Sort through the data and copy the lines holding the word "document".

==== Supplied information

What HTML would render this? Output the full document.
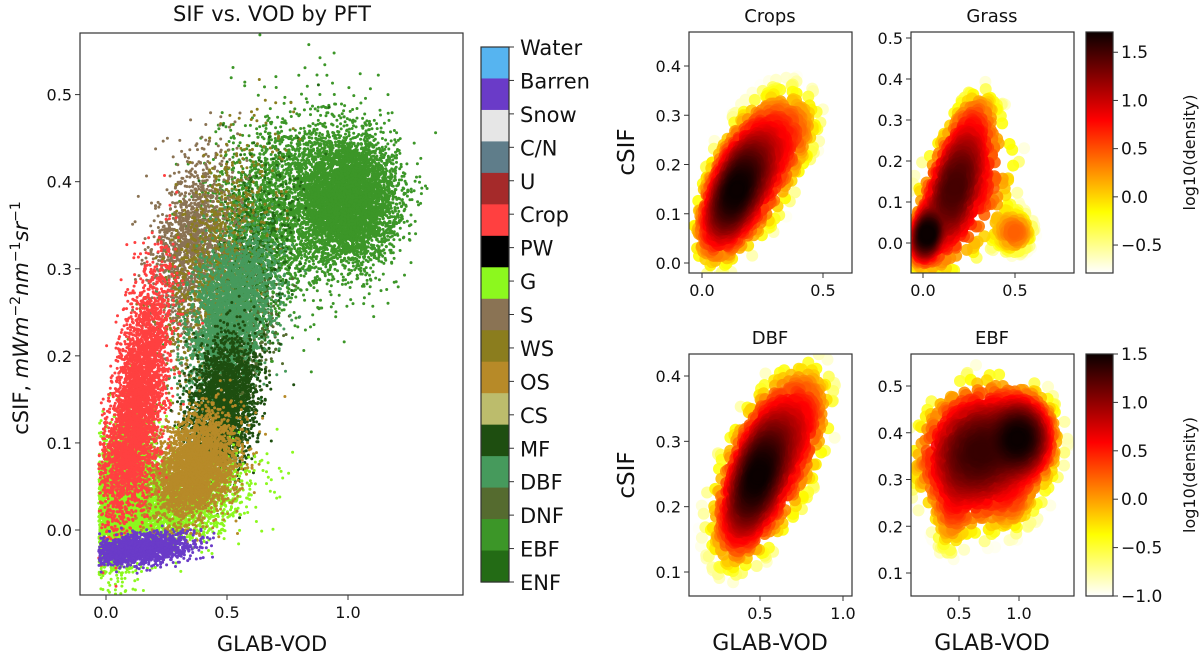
<!DOCTYPE html>
<html><head><meta charset="utf-8"><title>SIF vs VOD by PFT</title>
<style>
html,body{margin:0;padding:0;background:#fff;}
svg{display:block;font-family:"DejaVu Sans","Liberation Sans",sans-serif;}
</style></head>
<body>
<svg id="fig" width="1200" height="656" viewBox="0 0 1200 656" xmlns="http://www.w3.org/2000/svg">
<defs>
<linearGradient id="hotr" x1="0" y1="1" x2="0" y2="0">
<stop offset="0" stop-color="#ffffff"/><stop offset="0.254" stop-color="#ffff00"/>
<stop offset="0.635" stop-color="#ff0000"/><stop offset="1" stop-color="#0b0000"/>
</linearGradient>
<clipPath id="clipMain"><rect x="80" y="33" width="383" height="562"/></clipPath>
</defs>
</svg>
<script>
// ---------- main scatter data ----------
const pftNames=["Water","Barren","Snow","C/N","U","Crop","PW","G","S","WS","OS","CS","MF","DBF","DNF","EBF","ENF"];
const pftColors=["#56b4f0","#6a3bc8","#e6e6e6","#5f7d8a","#a52a2a","#ff4040","#000000","#8cf81e","#8a7354","#8b7d1e","#b78a28","#bcbc6c","#1e4e10","#469a5c","#556b2f","#3c9628","#236b15"];
const clusterPft=["EBF","EBF","ENF","DNF","S","WS","DBF","MF","G","G","OS","Crop","Crop","Barren"];
const clusterX=[1.00,0.70,0.60,0.55,0.36,0.44,0.52,0.48,0.07,0.28,0.37,0.15,0.09,0.13];
const clusterY=[0.38,0.36,0.30,0.20,0.33,0.30,0.25,0.14,0.04,0.03,0.07,0.18,0.09,-0.022];
const clusterSx=[0.10,0.15,0.10,0.08,0.08,0.12,0.09,0.07,0.06,0.15,0.085,0.06,0.06,0.11];
const clusterSy=[0.035,0.06,0.06,0.05,0.05,0.07,0.045,0.04,0.04,0.025,0.03,0.06,0.045,0.009];
const clusterRho=[0.0,0.3,0.5,0.5,0.3,0.6,0.4,0.3,0.3,0.4,0.3,0.5,0.4,0.3];
const clusterN=[5500,2500,600,500,1500,1000,2600,2600,4500,2200,3200,2400,1600,1600];
const mainXTicks=[0.0,0.5,1.0];
const mainXLabels=["0.0","0.5","1.0"];
const mainYTicks=[0.0,0.1,0.2,0.3,0.4,0.5];
const mainYLabels=["0.0","0.1","0.2","0.3","0.4","0.5"];

// ---------- density panels data ----------
const cropsCompX=[0.13,0.20,0.38,0.20], cropsCompY=[0.14,0.18,0.26,0.17], cropsCompSx=[0.06,0.09,0.07,0.12], cropsCompSy=[0.055,0.075,0.05,0.09], cropsCompRho=[0.6,0.6,0.4,0.5], cropsCompW=[1.0,0.5,0.12,0.25];
const grassCompX=[0.02,0.17,0.50,0.28,0.22], grassCompY=[0.02,0.14,0.025,0.30,0.12], grassCompSx=[0.035,0.08,0.06,0.07,0.15], grassCompSy=[0.03,0.085,0.03,0.05,0.1], grassCompRho=[0.3,0.6,0.0,0.3,0.4], grassCompW=[1.0,0.6,0.15,0.08,0.3];
const dbfCompX=[0.47,0.56,0.75,0.55], dbfCompY=[0.24,0.27,0.33,0.26], dbfCompSx=[0.09,0.14,0.09,0.2], dbfCompSy=[0.05,0.065,0.04,0.08], dbfCompRho=[0.6,0.6,0.4,0.5], dbfCompW=[1.0,0.5,0.12,0.25];
const ebfCompX=[1.02,0.65,0.45,0.95,0.75], ebfCompY=[0.39,0.36,0.24,0.25,0.35], ebfCompSx=[0.12,0.22,0.08,0.08,0.3], ebfCompSy=[0.04,0.06,0.06,0.03,0.09], ebfCompRho=[0.0,0.1,0.3,0.0,0.1], ebfCompW=[1.0,0.8,0.12,0.06,0.3];

const NS="http://www.w3.org/2000/svg";
const svg=document.getElementById("fig");
let seed=12345;
function rnd(){seed=(seed*1664525+1013904223)>>>0;return seed/4294967296;}
function gauss(){let u=rnd()||1e-9,v=rnd();return Math.sqrt(-2*Math.log(u))*Math.cos(2*Math.PI*v);}
function el(tag,attrs,parent){const e=document.createElementNS(NS,tag);for(const k in attrs)e.setAttribute(k,attrs[k]);(parent||svg).appendChild(e);return e;}
function txt(s,attrs,parent){const e=el("text",attrs,parent);e.textContent=s;return e;}
function lin(d0,d1,p0,p1){return v=>p0+(v-d0)*(p1-p0)/(d1-d0);}

function axes(name,box,xs,ys,xt,xl,yt,yl,fs){
  const g=el("g",{});
  
  
  const r=el("rect",{x:box.x,y:box.y,width:box.w,height:box.h,fill:"none",stroke:"#333","stroke-width":1.2},g);
  
  
  xt.forEach((t,i)=>{const px=xs(t);
    el("line",{x1:px,x2:px,y1:box.y+box.h,y2:box.y+box.h+5,stroke:"#333","stroke-width":1},g);
    const e=txt(xl[i],{x:px,y:box.y+box.h+23,"font-size":fs,"text-anchor":"middle",fill:"#111"},g);
    
    });
  yt.forEach((t,i)=>{const py=ys(t);
    el("line",{x1:box.x-5,x2:box.x,y1:py,y2:py,stroke:"#333","stroke-width":1},g);
    const e=txt(yl[i],{x:box.x-8,y:py+6,"font-size":fs,"text-anchor":"end",fill:"#111"},g);
    
    });
  return g;
}

// ---------- main scatter ----------
const mbox={x:80,y:33,w:383,h:562};
const mxs=lin(0,0.5,106,227), mys=lin(0,0.5,530,94.6);
const mg=el("g",{"clip-path":"url(#clipMain)"});


clusterPft.forEach((p,ci)=>{
  const col=pftColors[pftNames.indexOf(p)];
  const cg=el("g",{fill:col},mg);
  
  
  for(let i=0;i<clusterN[ci];i++){
    const z1=gauss(),z2=gauss();
    const x=clusterX[ci]+clusterSx[ci]*z1;
    const y=clusterY[ci]+clusterSy[ci]*(clusterRho[ci]*z1+Math.sqrt(1-clusterRho[ci]**2)*z2);
    if(x<-0.03||x>1.42) continue;
    el("circle",{cx:mxs(x).toFixed(1),cy:mys(y).toFixed(1),r:1.5},cg);
  }
});
axes("main",mbox,mxs,mys,mainXTicks,mainXLabels,mainYTicks,mainYLabels,16);
let t=txt("SIF vs. VOD by PFT",{x:272,y:21,"font-size":21,"text-anchor":"middle",fill:"#111"});

t=txt("GLAB-VOD",{x:272,y:651,"font-size":21,"text-anchor":"middle",fill:"#111"});

t=el("text",{transform:"translate(28,318) rotate(-90)","font-size":21,"text-anchor":"middle",fill:"#111"});

t.innerHTML='cSIF, <tspan font-style="italic">mWm</tspan><tspan font-size="14" dy="-8">−2</tspan><tspan font-style="italic" dy="8">nm</tspan><tspan font-size="14" dy="-8">−1</tspan><tspan font-style="italic" dy="8">sr</tspan><tspan font-size="14" dy="-8">−1</tspan>';

// categorical colorbar
const cb={x:481,y:47,w:28,h:535};
const cbg=el("g",{});

pftNames.forEach((n,i)=>{
  const seg=cb.h/pftNames.length;
  const r=el("rect",{x:cb.x,y:(cb.y+i*seg).toFixed(2),width:cb.w,height:(seg+0.6).toFixed(2),fill:pftColors[i]},cbg);
  
  
  const ty=cb.y+i*cb.h/(pftNames.length-1);
  el("line",{x1:cb.x+cb.w,x2:cb.x+cb.w+5,y1:ty,y2:ty,stroke:"#333"},cbg);
  const l=txt(n,{x:520,y:ty+8,"font-size":21,fill:"#111"},cbg);
  
  
});
el("rect",{x:cb.x,y:cb.y,width:cb.w,height:cb.h,fill:"none",stroke:"#333","stroke-width":1.2},cbg);

// ---------- density panels ----------
function hotR(v){v=Math.max(0,Math.min(1,v));const t=1-v;
  const c=x=>Math.round(255*Math.max(0,Math.min(1,x)));
  return "rgb("+c(0.0416+t/0.365)+","+c((t-0.365)/0.381)+","+c((t-0.746)/0.254)+")";}
function densityPanel(name,box,xs,ys,cx,cy,sx,sy,rho,w,n,vmin,vmax){
  const id="clip-"+name;
  const cp=el("clipPath",{id:id},svg.querySelector("defs"));
  el("rect",{x:box.x,y:box.y,width:box.w,height:box.h},cp);
  const g=el("g",{"clip-path":"url(#"+id+")"});
  
  
  const wsum=w.reduce((a,b)=>a+b,0);
  const pts=[];
  function dens(x,y){let d=0;for(let k=0;k<cx.length;k++){
    const u=(x-cx[k])/sx[k],v=(y-cy[k])/sy[k],r=rho[k];
    d+=w[k]*Math.exp(-(u*u-2*r*u*v+v*v)/(2*(1-r*r)));}return d;}
  let dmax=0;
  for(let i=0;i<n;i++){
    let a=rnd()*wsum,k=0;while(a>w[k]&&k<w.length-1){a-=w[k];k++;}
    const z1=gauss(),z2=gauss();
    const x=cx[k]+sx[k]*z1;
    const y=cy[k]+sy[k]*(rho[k]*z1+Math.sqrt(1-rho[k]**2)*z2);
    const d=dens(x,y);if(d>dmax)dmax=d;pts.push([x,y,d]);
  }
  pts.sort((a,b)=>a[2]-b[2]);
  pts.forEach(p=>{
    const val=vmax+1.45*Math.log10(p[2]/dmax);
    el("circle",{cx:xs(p[0]).toFixed(1),cy:ys(p[1]).toFixed(1),r:6,fill:hotR((val-vmin)/(vmax-vmin)),"fill-opacity":0.9},g);
  });
}
function gradBar(name,x,y,w,h,ticks,labels,vmin,vmax){
  const g=el("g",{});
  
  el("rect",{x:x,y:y,width:w,height:h,fill:"url(#hotr)",stroke:"#333","stroke-width":1.2},g);
  const s=lin(vmin,vmax,y+h,y);
  ticks.forEach((tv,i)=>{const py=s(tv);
    el("line",{x1:x+w,x2:x+w+5,y1:py,y2:py,stroke:"#333"},g);
    const l=txt(labels[i],{x:x+w+8,y:py+6,"font-size":17,fill:"#111"},g);
    });
  const l=el("text",{transform:"translate("+(x+w+82)+","+(y+h/2)+") rotate(-90)","font-size":16,"text-anchor":"middle",fill:"#111"},g);
  l.textContent="log10(density)";
  
}
function subTitle(s,x,y,fs,nm){const e=txt(s,{x:x,y:y,"font-size":fs,"text-anchor":"middle",fill:"#111"});
  }

const cropsBox={x:689,y:32,w:163,h:241}, grassBox={x:911,y:32,w:163,h:241};
const dbfBox={x:689,y:354,w:163,h:242}, ebfBox={x:911,y:354,w:163,h:242};
const cxs=lin(0,0.5,702,823), cys=lin(0,0.4,263,66);
const gxs=lin(0,0.5,923,1015), gys=lin(0,0.5,243,38);
const dxs=lin(0.5,1.0,760,843), dys=lin(0.1,0.4,572,376);
const exs=lin(0.5,1.0,959,1019), eys=lin(0.1,0.5,573,386);
densityPanel("crops",cropsBox,cxs,cys,cropsCompX,cropsCompY,cropsCompSx,cropsCompSy,cropsCompRho,cropsCompW,2200,-0.79,1.71);
densityPanel("grass",grassBox,gxs,gys,grassCompX,grassCompY,grassCompSx,grassCompSy,grassCompRho,grassCompW,2200,-0.79,1.71);
densityPanel("dbf",dbfBox,dxs,dys,dbfCompX,dbfCompY,dbfCompSx,dbfCompSy,dbfCompRho,dbfCompW,2200,-1.0,1.5);
densityPanel("ebf",ebfBox,exs,eys,ebfCompX,ebfCompY,ebfCompSx,ebfCompSy,ebfCompRho,ebfCompW,2600,-1.0,1.5);
axes("crops",cropsBox,cxs,cys,[0,0.5],["0.0","0.5"],[0,0.1,0.2,0.3,0.4],["0.0","0.1","0.2","0.3","0.4"],16);
axes("grass",grassBox,gxs,gys,[0,0.5],["0.0","0.5"],[0,0.1,0.2,0.3,0.4,0.5],["0.0","0.1","0.2","0.3","0.4","0.5"],16);
axes("dbf",dbfBox,dxs,dys,[0.5,1.0],["0.5","1.0"],[0.1,0.2,0.3,0.4],["0.1","0.2","0.3","0.4"],16);
axes("ebf",ebfBox,exs,eys,[0.5,1.0],["0.5","1.0"],[0.1,0.2,0.3,0.4,0.5],["0.1","0.2","0.3","0.4","0.5"],16);
gradBar("top-density-colorbar",1086,32,27,241,[-0.5,0,0.5,1.0,1.5],["\u22120.5","0.0","0.5","1.0","1.5"],-0.79,1.71);
gradBar("bottom-density-colorbar",1086,354,27,242,[-1,-0.5,0,0.5,1.0,1.5],["\u22121.0","\u22120.5","0.0","0.5","1.0","1.5"],-1.0,1.5);
subTitle("Crops",770,22,18,"crops-title");
subTitle("Grass",992,22,18,"grass-title");
subTitle("DBF",770,344,18,"dbf-title");
subTitle("EBF",992,344,18,"ebf-title");
subTitle("GLAB-VOD",770,650,22,"dbf-x-axis-title");
subTitle("GLAB-VOD",992,650,22,"ebf-x-axis-title");
let yl=el("text",{transform:"translate(634,152) rotate(-90)","font-size":23,"text-anchor":"middle",fill:"#111"});
yl.textContent="cSIF";

yl=el("text",{transform:"translate(634,475) rotate(-90)","font-size":23,"text-anchor":"middle",fill:"#111"});
yl.textContent="cSIF";

</script>
</body></html>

========

* **Output below**:
What HTML would render this? Output the full document.
const svg=document.getElementById("fig");
function el(tag,attrs,parent){const e=document.createElementNS(NS,tag);for(const k in attrs)e.setAttribute(k,attrs[k]);(parent||svg).appendChild(e);return e;}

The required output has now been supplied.